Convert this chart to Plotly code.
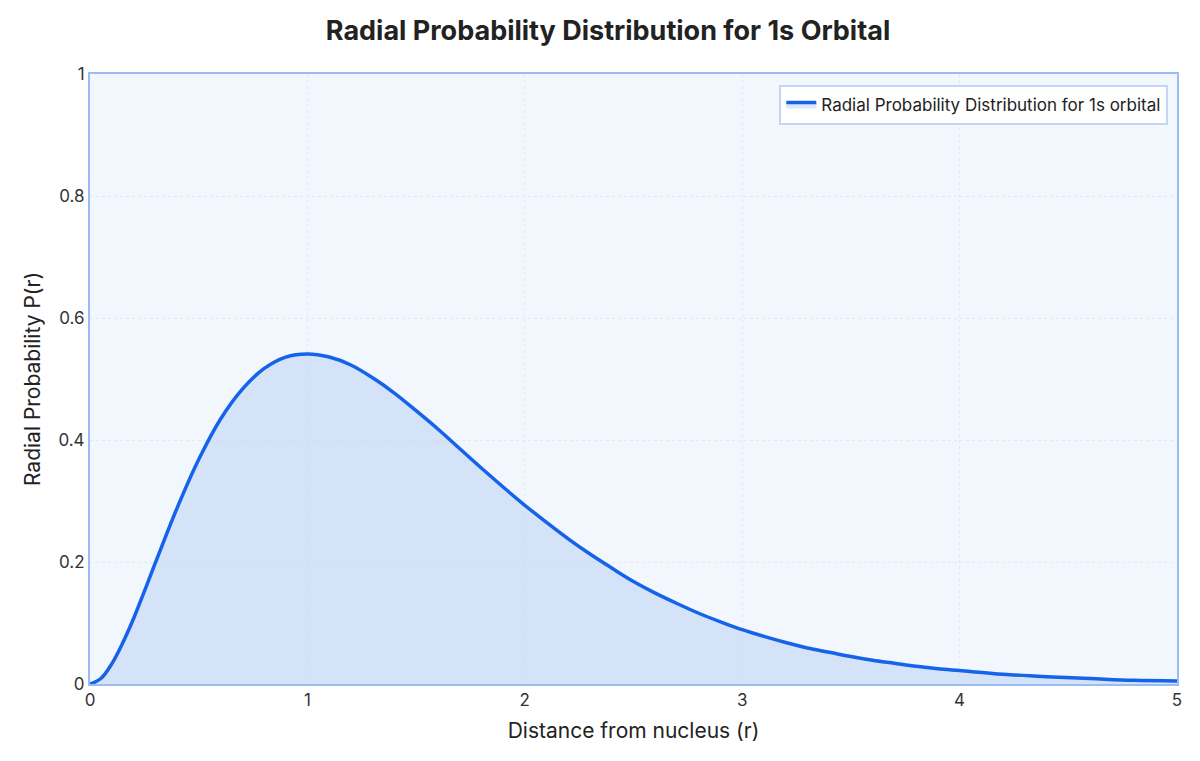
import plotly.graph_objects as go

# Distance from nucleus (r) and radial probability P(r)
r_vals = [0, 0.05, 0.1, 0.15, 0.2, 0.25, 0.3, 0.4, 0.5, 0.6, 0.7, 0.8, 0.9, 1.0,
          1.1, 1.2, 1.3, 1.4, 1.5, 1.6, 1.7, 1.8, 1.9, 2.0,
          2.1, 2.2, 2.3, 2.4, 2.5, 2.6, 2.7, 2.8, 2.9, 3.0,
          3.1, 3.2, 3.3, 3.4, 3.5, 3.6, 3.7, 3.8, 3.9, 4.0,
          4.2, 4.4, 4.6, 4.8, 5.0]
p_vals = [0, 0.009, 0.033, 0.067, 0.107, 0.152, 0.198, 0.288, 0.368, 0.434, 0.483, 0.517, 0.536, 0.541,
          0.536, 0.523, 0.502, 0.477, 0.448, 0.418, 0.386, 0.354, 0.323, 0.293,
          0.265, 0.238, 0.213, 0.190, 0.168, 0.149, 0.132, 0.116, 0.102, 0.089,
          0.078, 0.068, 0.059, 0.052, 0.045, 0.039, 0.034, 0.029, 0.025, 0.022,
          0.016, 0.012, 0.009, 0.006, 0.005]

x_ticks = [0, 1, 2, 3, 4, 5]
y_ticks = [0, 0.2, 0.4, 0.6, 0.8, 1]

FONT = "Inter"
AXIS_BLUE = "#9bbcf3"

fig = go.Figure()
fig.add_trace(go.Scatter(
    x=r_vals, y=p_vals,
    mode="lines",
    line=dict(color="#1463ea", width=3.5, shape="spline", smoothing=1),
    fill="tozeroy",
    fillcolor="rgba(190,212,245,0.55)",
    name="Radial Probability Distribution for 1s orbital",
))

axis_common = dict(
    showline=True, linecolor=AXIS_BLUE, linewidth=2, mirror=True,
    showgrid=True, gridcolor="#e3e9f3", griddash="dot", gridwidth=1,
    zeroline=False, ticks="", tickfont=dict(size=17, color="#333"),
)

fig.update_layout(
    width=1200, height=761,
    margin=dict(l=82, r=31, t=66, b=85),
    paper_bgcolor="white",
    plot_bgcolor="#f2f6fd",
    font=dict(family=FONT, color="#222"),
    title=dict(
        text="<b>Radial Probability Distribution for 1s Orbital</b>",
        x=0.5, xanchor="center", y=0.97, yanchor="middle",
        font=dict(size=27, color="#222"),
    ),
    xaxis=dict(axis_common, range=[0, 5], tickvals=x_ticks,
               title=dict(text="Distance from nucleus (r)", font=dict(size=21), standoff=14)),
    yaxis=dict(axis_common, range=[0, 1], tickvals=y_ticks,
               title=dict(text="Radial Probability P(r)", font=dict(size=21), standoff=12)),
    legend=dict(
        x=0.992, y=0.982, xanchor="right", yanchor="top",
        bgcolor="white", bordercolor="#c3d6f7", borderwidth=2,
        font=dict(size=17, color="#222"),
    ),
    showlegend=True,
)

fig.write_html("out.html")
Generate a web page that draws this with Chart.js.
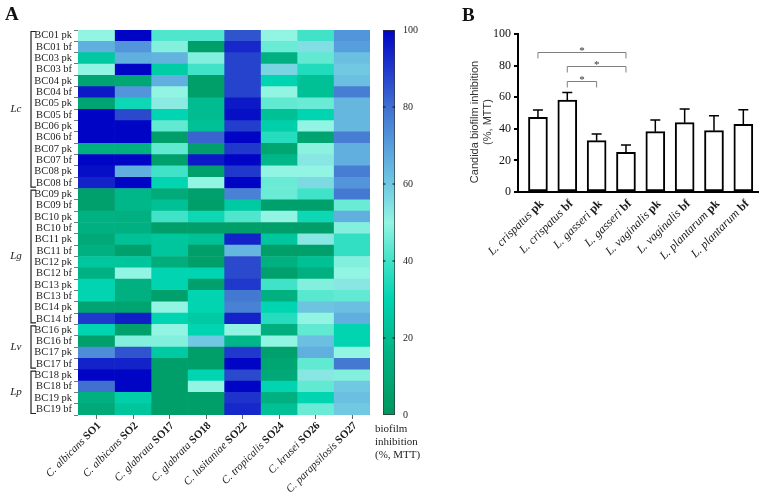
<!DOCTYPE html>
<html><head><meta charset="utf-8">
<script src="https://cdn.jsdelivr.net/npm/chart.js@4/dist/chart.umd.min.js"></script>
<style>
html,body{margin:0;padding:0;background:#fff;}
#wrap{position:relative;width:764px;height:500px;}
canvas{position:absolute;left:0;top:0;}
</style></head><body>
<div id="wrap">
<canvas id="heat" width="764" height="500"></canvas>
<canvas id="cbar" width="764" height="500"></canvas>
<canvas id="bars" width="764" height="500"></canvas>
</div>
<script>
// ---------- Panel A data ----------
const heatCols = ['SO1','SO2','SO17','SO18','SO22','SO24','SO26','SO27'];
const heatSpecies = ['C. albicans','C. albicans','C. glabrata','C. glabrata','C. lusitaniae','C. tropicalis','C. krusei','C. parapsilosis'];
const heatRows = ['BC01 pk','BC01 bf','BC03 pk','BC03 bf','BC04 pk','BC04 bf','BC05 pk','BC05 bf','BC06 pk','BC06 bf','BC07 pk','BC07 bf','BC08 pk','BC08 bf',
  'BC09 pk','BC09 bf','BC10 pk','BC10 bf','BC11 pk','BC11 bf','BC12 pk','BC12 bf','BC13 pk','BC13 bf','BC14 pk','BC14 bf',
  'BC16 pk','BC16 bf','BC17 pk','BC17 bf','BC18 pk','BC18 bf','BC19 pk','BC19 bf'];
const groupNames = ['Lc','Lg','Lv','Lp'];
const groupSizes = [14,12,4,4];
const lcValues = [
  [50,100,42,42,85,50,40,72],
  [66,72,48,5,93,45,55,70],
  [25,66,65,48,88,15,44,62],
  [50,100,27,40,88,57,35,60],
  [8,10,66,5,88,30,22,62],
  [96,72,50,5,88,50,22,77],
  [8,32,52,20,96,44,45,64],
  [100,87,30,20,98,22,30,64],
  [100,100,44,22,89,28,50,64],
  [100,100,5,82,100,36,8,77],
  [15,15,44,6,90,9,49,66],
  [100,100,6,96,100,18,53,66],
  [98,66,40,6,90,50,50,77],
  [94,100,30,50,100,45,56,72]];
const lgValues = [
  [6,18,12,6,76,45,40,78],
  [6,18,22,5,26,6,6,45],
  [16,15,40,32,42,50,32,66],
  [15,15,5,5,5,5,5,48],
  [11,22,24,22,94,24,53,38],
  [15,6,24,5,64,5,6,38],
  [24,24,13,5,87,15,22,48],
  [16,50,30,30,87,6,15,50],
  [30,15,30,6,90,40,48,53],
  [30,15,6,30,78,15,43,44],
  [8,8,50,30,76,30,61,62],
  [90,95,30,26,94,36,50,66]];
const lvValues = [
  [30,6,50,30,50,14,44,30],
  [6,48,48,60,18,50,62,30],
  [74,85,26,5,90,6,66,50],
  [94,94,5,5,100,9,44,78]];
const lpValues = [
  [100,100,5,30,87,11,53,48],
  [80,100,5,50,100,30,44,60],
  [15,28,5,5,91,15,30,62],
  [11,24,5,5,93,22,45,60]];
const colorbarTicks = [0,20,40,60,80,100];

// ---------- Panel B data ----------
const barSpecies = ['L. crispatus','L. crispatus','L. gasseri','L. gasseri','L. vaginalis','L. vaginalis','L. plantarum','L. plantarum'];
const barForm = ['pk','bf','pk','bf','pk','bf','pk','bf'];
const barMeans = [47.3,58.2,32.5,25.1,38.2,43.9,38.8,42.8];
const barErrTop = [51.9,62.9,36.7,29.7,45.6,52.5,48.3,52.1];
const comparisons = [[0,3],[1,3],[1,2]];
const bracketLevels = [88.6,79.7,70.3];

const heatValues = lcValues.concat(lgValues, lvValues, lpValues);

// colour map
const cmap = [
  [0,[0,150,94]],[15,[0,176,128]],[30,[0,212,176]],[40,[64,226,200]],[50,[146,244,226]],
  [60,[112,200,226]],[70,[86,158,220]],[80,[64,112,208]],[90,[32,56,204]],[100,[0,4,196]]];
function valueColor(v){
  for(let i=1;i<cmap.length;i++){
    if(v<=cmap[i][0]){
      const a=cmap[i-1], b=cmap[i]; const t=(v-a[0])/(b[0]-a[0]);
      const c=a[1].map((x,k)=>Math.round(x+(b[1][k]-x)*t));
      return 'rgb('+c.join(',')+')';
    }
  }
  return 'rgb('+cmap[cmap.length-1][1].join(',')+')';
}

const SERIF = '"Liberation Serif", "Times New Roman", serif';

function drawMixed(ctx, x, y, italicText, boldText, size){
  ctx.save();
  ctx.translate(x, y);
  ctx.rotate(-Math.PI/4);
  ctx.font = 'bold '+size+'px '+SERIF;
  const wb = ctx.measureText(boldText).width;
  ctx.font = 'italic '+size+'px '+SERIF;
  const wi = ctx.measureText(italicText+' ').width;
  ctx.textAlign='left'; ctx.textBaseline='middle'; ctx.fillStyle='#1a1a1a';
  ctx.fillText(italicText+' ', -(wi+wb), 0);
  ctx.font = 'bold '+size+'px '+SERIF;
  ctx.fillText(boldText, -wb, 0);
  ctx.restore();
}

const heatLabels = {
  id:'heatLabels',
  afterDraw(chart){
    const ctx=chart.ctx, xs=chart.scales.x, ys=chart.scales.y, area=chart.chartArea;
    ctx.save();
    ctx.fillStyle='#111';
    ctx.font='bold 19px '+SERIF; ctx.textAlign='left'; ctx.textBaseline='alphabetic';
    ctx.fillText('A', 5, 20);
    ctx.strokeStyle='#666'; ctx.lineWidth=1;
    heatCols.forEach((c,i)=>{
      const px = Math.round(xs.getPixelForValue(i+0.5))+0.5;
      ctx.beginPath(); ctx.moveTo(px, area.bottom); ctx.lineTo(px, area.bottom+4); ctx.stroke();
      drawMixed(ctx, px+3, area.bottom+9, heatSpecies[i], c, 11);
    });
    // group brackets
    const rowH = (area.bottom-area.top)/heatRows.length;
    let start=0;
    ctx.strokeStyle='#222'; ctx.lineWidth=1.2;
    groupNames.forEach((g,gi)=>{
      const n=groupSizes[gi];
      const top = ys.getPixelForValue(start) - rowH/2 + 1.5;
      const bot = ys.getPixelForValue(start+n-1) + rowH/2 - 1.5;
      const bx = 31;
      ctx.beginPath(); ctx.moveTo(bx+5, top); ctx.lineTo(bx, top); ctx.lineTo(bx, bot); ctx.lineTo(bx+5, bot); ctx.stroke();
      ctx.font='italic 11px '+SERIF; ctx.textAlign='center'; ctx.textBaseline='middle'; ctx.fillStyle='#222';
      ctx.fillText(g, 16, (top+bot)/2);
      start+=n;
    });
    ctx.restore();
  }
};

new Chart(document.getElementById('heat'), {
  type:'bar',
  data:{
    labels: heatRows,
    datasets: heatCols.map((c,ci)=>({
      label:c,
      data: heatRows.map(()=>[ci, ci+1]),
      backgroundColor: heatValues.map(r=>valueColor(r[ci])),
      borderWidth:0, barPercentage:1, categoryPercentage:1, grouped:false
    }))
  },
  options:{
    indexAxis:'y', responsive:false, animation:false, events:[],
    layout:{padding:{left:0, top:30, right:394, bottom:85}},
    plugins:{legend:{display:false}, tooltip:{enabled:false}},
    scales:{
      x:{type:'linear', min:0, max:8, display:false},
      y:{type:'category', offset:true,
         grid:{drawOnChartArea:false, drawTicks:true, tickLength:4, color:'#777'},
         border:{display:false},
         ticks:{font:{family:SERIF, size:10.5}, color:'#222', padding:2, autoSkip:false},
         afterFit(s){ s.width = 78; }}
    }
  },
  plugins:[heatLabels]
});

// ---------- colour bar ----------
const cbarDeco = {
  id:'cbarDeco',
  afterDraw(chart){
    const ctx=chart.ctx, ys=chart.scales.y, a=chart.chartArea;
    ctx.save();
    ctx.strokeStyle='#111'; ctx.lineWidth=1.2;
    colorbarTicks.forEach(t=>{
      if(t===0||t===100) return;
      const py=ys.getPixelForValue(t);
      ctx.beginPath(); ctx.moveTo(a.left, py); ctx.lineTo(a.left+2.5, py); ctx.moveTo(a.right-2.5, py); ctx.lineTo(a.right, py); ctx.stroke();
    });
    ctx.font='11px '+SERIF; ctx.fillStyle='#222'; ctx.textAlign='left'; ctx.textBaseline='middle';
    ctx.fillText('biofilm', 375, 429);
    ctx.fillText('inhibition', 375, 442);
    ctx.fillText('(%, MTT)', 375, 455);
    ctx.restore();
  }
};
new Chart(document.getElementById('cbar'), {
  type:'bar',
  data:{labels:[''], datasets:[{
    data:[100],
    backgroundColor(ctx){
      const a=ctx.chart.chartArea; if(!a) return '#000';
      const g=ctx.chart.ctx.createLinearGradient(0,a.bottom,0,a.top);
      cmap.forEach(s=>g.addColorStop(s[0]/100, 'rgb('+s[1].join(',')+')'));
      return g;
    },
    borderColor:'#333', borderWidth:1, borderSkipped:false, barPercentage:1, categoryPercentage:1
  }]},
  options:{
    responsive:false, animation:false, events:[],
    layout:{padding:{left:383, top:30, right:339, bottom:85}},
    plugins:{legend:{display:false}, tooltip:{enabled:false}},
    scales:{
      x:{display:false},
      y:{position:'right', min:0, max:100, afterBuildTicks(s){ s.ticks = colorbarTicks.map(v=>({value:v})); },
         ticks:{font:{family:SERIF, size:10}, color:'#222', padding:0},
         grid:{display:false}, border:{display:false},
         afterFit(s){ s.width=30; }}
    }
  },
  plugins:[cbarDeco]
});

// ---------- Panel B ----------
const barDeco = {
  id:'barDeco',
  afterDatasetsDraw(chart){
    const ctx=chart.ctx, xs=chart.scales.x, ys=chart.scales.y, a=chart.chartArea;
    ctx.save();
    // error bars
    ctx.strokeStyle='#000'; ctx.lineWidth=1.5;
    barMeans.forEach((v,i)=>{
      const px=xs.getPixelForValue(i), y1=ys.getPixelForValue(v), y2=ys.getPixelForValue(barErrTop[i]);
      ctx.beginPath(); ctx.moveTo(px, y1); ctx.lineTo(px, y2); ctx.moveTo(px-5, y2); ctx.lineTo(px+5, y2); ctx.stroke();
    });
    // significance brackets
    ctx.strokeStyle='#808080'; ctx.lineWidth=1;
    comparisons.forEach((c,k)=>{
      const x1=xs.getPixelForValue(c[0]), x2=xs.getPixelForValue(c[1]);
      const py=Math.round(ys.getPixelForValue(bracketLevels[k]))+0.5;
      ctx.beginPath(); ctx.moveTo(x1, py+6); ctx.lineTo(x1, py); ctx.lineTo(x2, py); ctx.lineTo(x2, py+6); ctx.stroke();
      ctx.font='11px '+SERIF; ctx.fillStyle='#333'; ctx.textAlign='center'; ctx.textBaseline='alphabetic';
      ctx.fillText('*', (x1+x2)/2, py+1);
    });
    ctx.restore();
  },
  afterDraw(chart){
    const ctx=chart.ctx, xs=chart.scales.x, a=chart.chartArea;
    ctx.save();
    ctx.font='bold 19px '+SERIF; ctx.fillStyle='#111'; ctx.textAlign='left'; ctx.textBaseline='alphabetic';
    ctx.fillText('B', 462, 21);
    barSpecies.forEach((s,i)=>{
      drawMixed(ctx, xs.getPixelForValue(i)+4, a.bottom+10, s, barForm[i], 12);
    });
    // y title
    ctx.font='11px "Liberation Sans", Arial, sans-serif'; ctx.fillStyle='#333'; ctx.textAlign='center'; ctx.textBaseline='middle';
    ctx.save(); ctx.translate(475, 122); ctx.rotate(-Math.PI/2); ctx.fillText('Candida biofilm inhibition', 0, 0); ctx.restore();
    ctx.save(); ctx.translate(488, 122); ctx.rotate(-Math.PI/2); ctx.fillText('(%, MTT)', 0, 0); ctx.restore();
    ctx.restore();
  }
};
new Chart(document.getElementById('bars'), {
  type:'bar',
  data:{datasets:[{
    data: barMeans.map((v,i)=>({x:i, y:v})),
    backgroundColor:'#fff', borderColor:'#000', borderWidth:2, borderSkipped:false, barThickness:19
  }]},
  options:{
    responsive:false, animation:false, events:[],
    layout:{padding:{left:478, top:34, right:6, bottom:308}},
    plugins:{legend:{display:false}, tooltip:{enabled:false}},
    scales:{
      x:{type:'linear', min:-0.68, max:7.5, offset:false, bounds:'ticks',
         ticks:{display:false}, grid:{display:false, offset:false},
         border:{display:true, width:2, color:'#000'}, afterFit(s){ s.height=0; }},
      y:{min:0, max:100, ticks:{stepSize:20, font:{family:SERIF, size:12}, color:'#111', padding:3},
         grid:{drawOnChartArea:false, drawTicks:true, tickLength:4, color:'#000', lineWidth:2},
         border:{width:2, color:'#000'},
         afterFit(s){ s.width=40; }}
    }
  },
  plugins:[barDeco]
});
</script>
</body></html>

### Prompt
Go back to the entries above and restate word for word every line from the first through the one that contains "import plotly.graph_objects as go", leaving the pictures behind.

### Output of the task
Convert this chart to Plotly code.
import plotly.graph_objects as go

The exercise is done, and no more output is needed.